Directive
Transcribe the data in full and exactly, omitting any pictures.
+++
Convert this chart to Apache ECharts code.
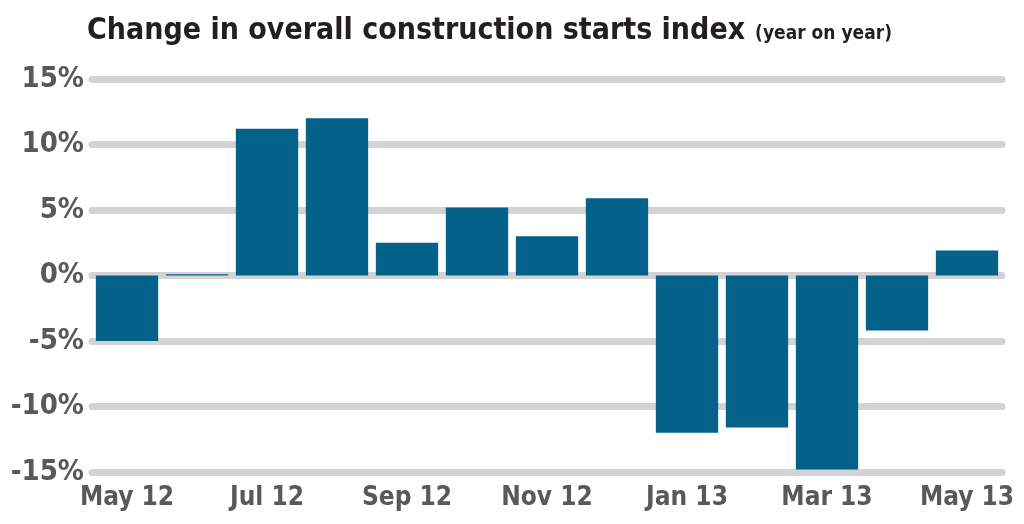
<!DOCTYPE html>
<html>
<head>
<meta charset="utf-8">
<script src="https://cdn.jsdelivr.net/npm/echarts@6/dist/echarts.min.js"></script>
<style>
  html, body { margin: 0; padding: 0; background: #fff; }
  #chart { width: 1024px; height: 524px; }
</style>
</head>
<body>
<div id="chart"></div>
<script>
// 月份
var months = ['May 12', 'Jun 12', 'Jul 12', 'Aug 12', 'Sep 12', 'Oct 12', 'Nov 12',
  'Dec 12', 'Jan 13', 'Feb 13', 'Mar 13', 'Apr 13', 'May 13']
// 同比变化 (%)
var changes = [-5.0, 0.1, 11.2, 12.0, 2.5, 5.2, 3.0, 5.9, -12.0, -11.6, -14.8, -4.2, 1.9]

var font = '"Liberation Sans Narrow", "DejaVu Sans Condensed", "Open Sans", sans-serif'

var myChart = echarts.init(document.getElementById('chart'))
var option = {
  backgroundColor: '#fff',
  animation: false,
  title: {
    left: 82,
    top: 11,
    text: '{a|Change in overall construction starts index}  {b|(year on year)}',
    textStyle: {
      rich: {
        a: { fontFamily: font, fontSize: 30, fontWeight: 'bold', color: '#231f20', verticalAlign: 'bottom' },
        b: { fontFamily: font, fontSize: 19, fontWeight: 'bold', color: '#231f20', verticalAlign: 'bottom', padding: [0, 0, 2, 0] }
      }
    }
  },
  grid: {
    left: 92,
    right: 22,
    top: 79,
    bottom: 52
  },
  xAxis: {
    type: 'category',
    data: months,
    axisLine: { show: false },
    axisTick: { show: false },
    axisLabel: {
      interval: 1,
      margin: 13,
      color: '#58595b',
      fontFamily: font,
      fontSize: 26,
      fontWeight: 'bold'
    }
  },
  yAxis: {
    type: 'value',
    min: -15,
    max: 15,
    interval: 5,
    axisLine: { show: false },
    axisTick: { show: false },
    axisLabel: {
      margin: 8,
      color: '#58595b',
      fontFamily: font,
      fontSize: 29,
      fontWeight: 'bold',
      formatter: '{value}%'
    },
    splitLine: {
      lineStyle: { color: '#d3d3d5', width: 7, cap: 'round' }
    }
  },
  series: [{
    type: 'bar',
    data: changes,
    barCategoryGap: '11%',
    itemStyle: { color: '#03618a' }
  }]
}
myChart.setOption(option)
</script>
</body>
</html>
+++
Exercise response
Convert this chart to Apache ECharts code.
<!DOCTYPE html>
<html>
<head>
<meta charset="utf-8">
<script src="https://cdn.jsdelivr.net/npm/echarts@6/dist/echarts.min.js"></script>
<style>
  html, body { margin: 0; padding: 0; background: #fff; }
  #chart { width: 1024px; height: 524px; }
</style>
</head>
<body>
<div id="chart"></div>
<script>
// 月份
var months = ['May 12', 'Jun 12', 'Jul 12', 'Aug 12', 'Sep 12', 'Oct 12', 'Nov 12',
  'Dec 12', 'Jan 13', 'Feb 13', 'Mar 13', 'Apr 13', 'May 13']
// 同比变化 (%)
var changes = [-5.0, 0.1, 11.2, 12.0, 2.5, 5.2, 3.0, 5.9, -12.0, -11.6, -14.8, -4.2, 1.9]

var font = '"Liberation Sans Narrow", "DejaVu Sans Condensed", "Open Sans", sans-serif'

var myChart = echarts.init(document.getElementById('chart'))
var option = {
  backgroundColor: '#fff',
  animation: false,
  title: {
    left: 82,
    top: 11,
    text: '{a|Change in overall construction starts index}  {b|(year on year)}',
    textStyle: {
      rich: {
        a: { fontFamily: font, fontSize: 30, fontWeight: 'bold', color: '#231f20', verticalAlign: 'bottom' },
        b: { fontFamily: font, fontSize: 19, fontWeight: 'bold', color: '#231f20', verticalAlign: 'bottom', padding: [0, 0, 2, 0] }
      }
    }
  },
  grid: {
    left: 92,
    right: 22,
    top: 79,
    bottom: 52
  },
  xAxis: {
    type: 'category',
    data: months,
    axisLine: { show: false },
    axisTick: { show: false },
    axisLabel: {
      interval: 1,
      margin: 13,
      color: '#58595b',
      fontFamily: font,
      fontSize: 26,
      fontWeight: 'bold'
    }
  },
  yAxis: {
    type: 'value',
    min: -15,
    max: 15,
    interval: 5,
    axisLine: { show: false },
    axisTick: { show: false },
    axisLabel: {
      margin: 8,
      color: '#58595b',
      fontFamily: font,
      fontSize: 29,
      fontWeight: 'bold',
      formatter: '{value}%'
    },
    splitLine: {
      lineStyle: { color: '#d3d3d5', width: 7, cap: 'round' }
    }
  },
  series: [{
    type: 'bar',
    data: changes,
    barCategoryGap: '11%',
    itemStyle: { color: '#03618a' }
  }]
}
myChart.setOption(option)
</script>
</body>
</html>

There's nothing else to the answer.